You can switch from your own benefit to survivor benefits once you hit full retirement age—and it often makes sense. If the survivor benefit is higher, you “step up” to that bigger payment.

But remember, the reduction for claiming early applies to whichever benefit you took first. So if Linda claims her own at 62, that lower amount is locked in. When she switches at 67, she gets the full survivor benefit based on her husband’s record—assuming she waits until full retirement age for that switch.

If she claims survivor benefits early, those are reduced for life, too.

Why Many Choose to Wait

Here’s where a little real talk comes in. Most financial pros, myself included, usually recommend waiting as long as possible to claim—especially survivor benefits. The longer you wait, the bigger your monthly check for life.

But life isn’t just numbers. Sometimes, folks like Linda need income now more than bigger checks later. Social Security isn’t just an insurance policy against living a long time—it’s also a lifeline when money’s tight.

A Quick Numbers Example

  • Linda’s own benefit at 62: ~$900/month
  • Linda’s own benefit at 67: ~$1,300/month
  • Survivor benefit at 67: ~$2,100/month
  • If claimed survivor benefits at 62: about $1,600/month

If she takes her own benefit now, she gets $900 a month for five years, then jumps to $2,100 at 67. That’s roughly $54,000 before switching—and a permanently reduced benefit compared to waiting.

Alternatively, if she waits until 67 to claim survivor benefits, she skips five years of smaller checks but locks in a higher lifetime payout.

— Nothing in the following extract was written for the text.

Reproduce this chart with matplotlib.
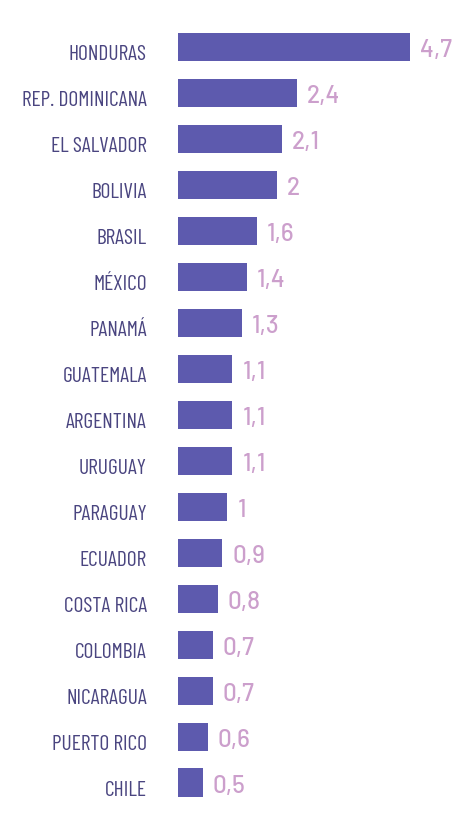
import matplotlib
matplotlib.use("Agg")
import matplotlib.pyplot as plt
import numpy as np

countries = ["HONDURAS", "REP. DOMINICANA", "EL SALVADOR", "BOLIVIA", "BRASIL",
             "MÉXICO", "PANAMÁ", "GUATEMALA", "ARGENTINA", "URUGUAY", "PARAGUAY",
             "ECUADOR", "COSTA RICA", "COLOMBIA", "NICARAGUA", "PUERTO RICO", "CHILE"]
values = [4.7, 2.4, 2.1, 2.0, 1.6, 1.4, 1.3, 1.1, 1.1, 1.1, 1.0, 0.9, 0.8, 0.7, 0.7, 0.6, 0.5]
value_labels = ["4,7", "2,4", "2,1", "2", "1,6", "1,4", "1,3", "1,1", "1,1", "1,1", "1",
                "0,9", "0,8", "0,7", "0,7", "0,6", "0,5"]

bar_color = "#5d5aae"
label_color = "#4a4580"
value_color = "#cc9fcc"
label_fam = ["Barlow Condensed", "DejaVu Sans"]
value_fam = ["Barlow", "DejaVu Sans"]

W, H, dpi = 474, 826, 100
fig = plt.figure(figsize=(W / dpi, H / dpi), dpi=dpi)
left_px = 178
ax = fig.add_axes([left_px / W, 0, 1 - left_px / W, 1])

step = 45.97
top_c = 47
y = np.arange(len(countries))
ax.barh(y, values, height=0.61, color=bar_color, left=0)
unit_px = 49.4
ax.set_xlim(0, (W - left_px) / unit_px)
ax.set_ylim((H - top_c) / step, -top_c / step)
ax.axis("off")

for i, (c, v, lab) in enumerate(zip(countries, values, value_labels)):
    ax.annotate(c, xy=(0, i), xytext=(-31, -13), textcoords="offset pixels",
                ha="right", va="baseline", fontsize=15.5, color=label_color, family=label_fam)
    ax.annotate(lab, xy=(v, i), xytext=(10, -10), textcoords="offset pixels",
                ha="left", va="baseline", fontsize=17.5, fontweight=500,
                color=value_color, family=value_fam)

fig.savefig("out.png", dpi=dpi, facecolor="white")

For most people with average or longer life expectancy, waiting pays off in the long run. But if you can’t afford to wait, that’s okay too.

When This Strategy Might Not Work

Two big things to keep in mind:

  1. Health and Longevity: If Linda’s health isn’t great or her family history suggests she might not live long, claiming early could actually make more sense. Social Security is a bet on living longer.
  2. Remarriage Rules: If she remarries before age 60, she generally loses survivor benefits based on her late spouse’s record. This surprise has tripped up many people, so it’s a crucial detail.

Taxes: The Quiet Benefit Killer

Social Security benefits can get taxed if your income passes certain thresholds. With $20,000 earned income, Linda is just under where up to 50% of her benefits might be taxed. But if she starts earning more, that tax bite can grow, reducing the value of her monthly checks.

The Emotional Side of Claiming

I’ve noticed many widows feel a lot of pressure to “do something” once they turn 62. There’s a fear that if you wait, you’ll lose out. But the bigger risk is locking in a lower benefit forever. Sometimes, though, peace of mind in the present is worth more than perfect math.

What Should Linda Do?

If she can cover her expenses without claiming early, waiting until 67 to get the full survivor benefit is usually best for long-term security. But if money’s tight now, claiming her own reduced benefit is an option—and switching later is still possible.

Just remember: claiming early locks in lower payments permanently, and working too much before full retirement age can reduce your checks even more.

Final Thoughts

There’s no one perfect answer here. Social Security is complicated, and life rarely fits neatly into a spreadsheet. Linda—or anyone in her shoes—should chat with a knowledgeable advisor, run through the actual numbers for their situation, and think about health, current income needs, and peace of mind.

Above all, don’t rush the decision out of fear. Social Security is meant to last a lifetime. Sometimes, waiting really is the smartest move to get what you’ve earned.